As is the case for any visa holder, recipients of L-1 visas gain admission into the United States at the border, upon arrival at a U.S. port of entry. Obtaining a visa to this end does not guarantee that a foreign national will be allowed entry and thus earn a valid immigrant or nonimmigrant status. Immigration officers at the border possess the authority to deny admission to any foreign national, even if a visa has been issued. Fortunately, for the case of L-1 holders, such discretionary denials are rare. (For more information on the difference between a visa and status, click here.)
Unsurprisingly, an alien seeking admission by way of an L-1 visa must have a valid passport with an L visa stamp. The alien should carry with him or her the approval notice of the L-1 petition, a copy of the petition, and a supporting letter.

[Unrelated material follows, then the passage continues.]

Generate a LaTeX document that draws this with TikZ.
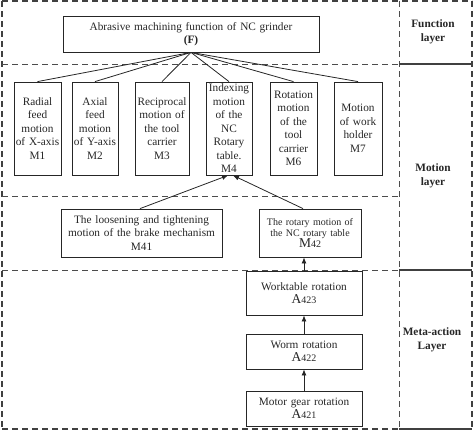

If the immigration officer who greets an alien decides to admit the L-1 holder, the officer will place a stamp in the alien’s passport, which notes the alien’s admission and period of authorized stay. The immigration officer will review the alien’s Form I-94, which electronically records the L-1 holder’s arrival. (A Form I-94 is issued to every foreign national entering the U.S. and contains information about the alien’s legal authorized stay as well as the type of the authorized stay.) After the I-94 has been issued and reviewed at a port of entry, the L-1 holder obtains L status in the United States for the authorized period.
In order to maintain valid L status during their stay in the United States, in addition to complying with federal and state laws, L-1 holders cannot engage in unlawful employment. Simply put, this means that L-1 beneficiaries must work for the employer that petitioned for L status on their behalf and in the capacity specified in the petition. For L-1A holders, said capacity is the associated managerial or executive position, and for L-1B holders, this refers to the associated “specialized knowledge” position. L visa holders are prohibited from working for another employer.
Additionally, while an alien in L status may attend an academic institution without explicit approval from U.S. Citizenship and Immigration Services (USCIS), he or she must make certain that such enrollment is limited and incidental to his or her authorized employment.
If an alien in L status would like to stay in the U.S. longer than what his or her authorized stay allows, the alien must file an extension request with USCIS before the authorized stay expires. Failure to do so will jeopardize an alien’s stay and future re-entry into the U.S.